Critical Fact: The CARD Act of 2009 requires grace periods to be at least 21 days, but issuers can set longer periods. Always check your statement for your exact grace period length.

Can I dispute a finance charge that seems incorrect?

Yes, you have the right to dispute finance charges under the Fair Credit Billing Act. Here’s how to do it effectively:

  1. Review Your Statement: Check the “Finance Charge Calculation” section for the method used and the numbers applied.
  2. Gather Evidence: Collect your previous statements, payment receipts, and any correspondence with the issuer.
  3. Contact Customer Service: Call the number on your statement and ask for an explanation. Many disputes are resolved at this stage.
  4. Formal Dispute: If unsatisfied, send a written dispute letter within 60 days of the statement date.

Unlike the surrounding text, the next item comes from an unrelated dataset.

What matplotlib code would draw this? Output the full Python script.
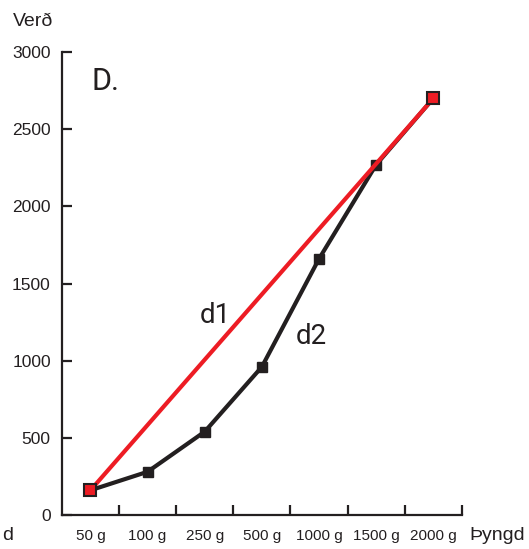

Include:
    • Your name and account number
    • Description of the error (be specific)
    • Why you believe it’s wrong
    • Copies of supporting documents
  5. Follow Up: The issuer must acknowledge your dispute within 30 days and resolve it within 90 days.

Common successful dispute reasons include:

  • Incorrect APR applied
  • Payments not properly credited
  • Wrong calculation method used
  • Unauthorized charges included in the balance

If the dispute isn’t resolved satisfactorily, you can file a complaint with the CFPB.

How do balance transfer APRs affect finance charge calculations?

Balance transfer APRs create unique finance charge scenarios:

  • Separate APRs: Transferred balances often have a different APR (sometimes promotional) than purchases or cash advances.
  • No Grace Period: Unlike purchases, balance transfers typically start accruing interest immediately unless you have a 0% promotional rate.
  • Payment Allocation: By law (CARD Act), payments above the minimum must be applied to the highest-APR balance first. This means:
    • If you have a 0% transfer and 20% purchases, extra payments go to the purchases first
    • Minimum payments are typically split proportionally between balances
  • Promotional Periods: Many transfers offer 0% for 12-18 months, but:
    • Missed payments can terminate the promo rate
    • Some cards charge a 3-5% transfer fee (added to your balance)
    • Interest may be retroactively charged if not paid in full by promo end

Example Calculation: $5,000 transfer at 0% for 12 months with 3% fee ($150) and $1,000 in new purchases at 18%:

  • Minimum payment (2% of total): $120 ($100 to transfer, $20 to purchases)
  • Finance charge on purchases: ~$15 (18% ÷ 12 × $1,000)
  • If you pay $300 total: $200 to purchases (highest APR), $100 to transfer

What’s the difference between finance charges and interest charges?

While often used interchangeably, there are technical differences:

Finance Charges Interest Charges
Broad term that includes: Specific type of finance charge that is:
  • Interest charges
  • Annual fees
  • Late fees
  • Foreign transaction fees
  • Cash advance fees
  • Balance transfer fees
  • Only the cost of borrowing money
  • Calculated based on APR and balance
  • Can be avoided by paying in full
  • Reported separately on statements
Cannot be completely avoided if you use the card (fees may apply even if you pay in full) Can be completely avoided by paying your statement balance in full by the due date
Includes both periodic (monthly) and one-time charges Only includes periodic charges based on your balance

Key Insight: When you see “finance charge” on your statement, it primarily refers to interest charges, but may include other fees in some cases. Always review the breakdown provided by your issuer.